Gather all lines in the entries below that include the word "matplotlib".

Rows:

++++

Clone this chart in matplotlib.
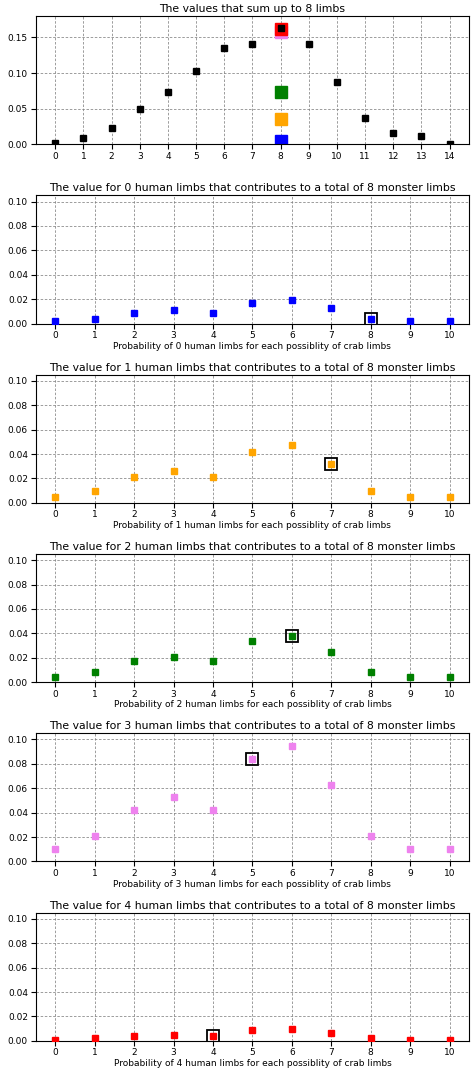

++++

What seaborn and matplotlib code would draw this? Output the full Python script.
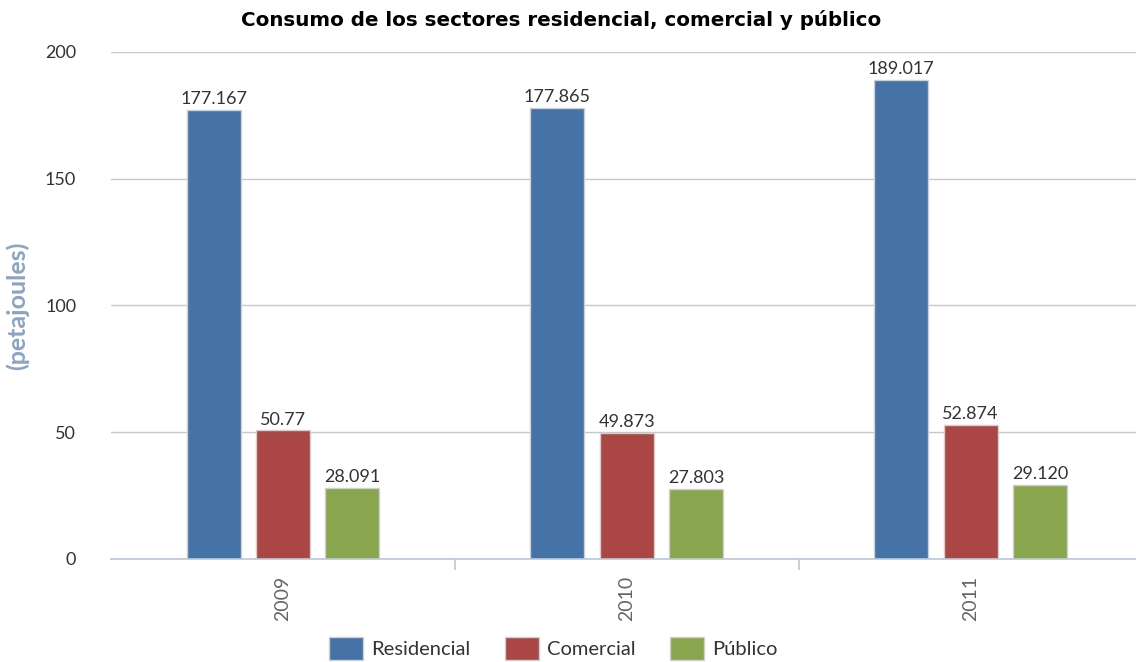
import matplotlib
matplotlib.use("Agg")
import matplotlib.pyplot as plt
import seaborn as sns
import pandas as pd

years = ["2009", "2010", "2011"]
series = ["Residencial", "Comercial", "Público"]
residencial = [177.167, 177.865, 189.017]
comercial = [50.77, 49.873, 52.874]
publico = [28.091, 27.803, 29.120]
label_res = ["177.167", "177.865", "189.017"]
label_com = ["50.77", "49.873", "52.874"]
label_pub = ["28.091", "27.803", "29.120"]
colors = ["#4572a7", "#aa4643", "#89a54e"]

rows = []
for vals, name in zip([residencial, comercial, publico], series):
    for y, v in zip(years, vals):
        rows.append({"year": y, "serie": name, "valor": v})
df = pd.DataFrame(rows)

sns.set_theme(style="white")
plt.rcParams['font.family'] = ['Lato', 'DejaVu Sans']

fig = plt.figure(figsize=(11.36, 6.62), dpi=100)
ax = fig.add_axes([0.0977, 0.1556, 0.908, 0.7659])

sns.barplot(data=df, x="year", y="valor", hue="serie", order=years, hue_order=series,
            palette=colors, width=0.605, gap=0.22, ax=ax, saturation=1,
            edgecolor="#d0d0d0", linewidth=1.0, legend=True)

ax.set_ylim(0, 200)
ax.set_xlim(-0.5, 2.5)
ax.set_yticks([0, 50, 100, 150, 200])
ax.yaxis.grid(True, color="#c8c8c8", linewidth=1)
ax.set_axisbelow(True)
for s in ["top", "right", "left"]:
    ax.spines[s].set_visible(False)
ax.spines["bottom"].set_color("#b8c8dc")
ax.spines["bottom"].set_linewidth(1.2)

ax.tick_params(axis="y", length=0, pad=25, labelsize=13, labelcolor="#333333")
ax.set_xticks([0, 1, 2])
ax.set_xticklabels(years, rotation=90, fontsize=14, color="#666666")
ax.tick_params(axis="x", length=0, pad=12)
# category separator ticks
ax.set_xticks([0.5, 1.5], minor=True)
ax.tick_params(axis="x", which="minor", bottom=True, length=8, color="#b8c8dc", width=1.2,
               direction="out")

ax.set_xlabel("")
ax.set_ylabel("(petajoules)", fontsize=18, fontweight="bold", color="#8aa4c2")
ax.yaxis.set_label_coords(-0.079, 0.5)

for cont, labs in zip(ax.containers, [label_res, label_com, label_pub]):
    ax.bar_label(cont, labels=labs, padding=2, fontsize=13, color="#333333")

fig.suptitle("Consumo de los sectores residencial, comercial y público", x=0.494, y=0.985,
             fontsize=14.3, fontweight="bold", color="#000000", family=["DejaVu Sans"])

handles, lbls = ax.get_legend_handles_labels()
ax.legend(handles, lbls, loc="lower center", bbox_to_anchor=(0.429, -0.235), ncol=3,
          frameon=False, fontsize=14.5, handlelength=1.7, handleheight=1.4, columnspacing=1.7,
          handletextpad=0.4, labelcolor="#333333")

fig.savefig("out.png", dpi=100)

++++

Response for this exercise:
Clone this chart in matplotlib.
What seaborn and matplotlib code would draw this? Output the full Python script.
import matplotlib
matplotlib.use("Agg")
import matplotlib.pyplot as plt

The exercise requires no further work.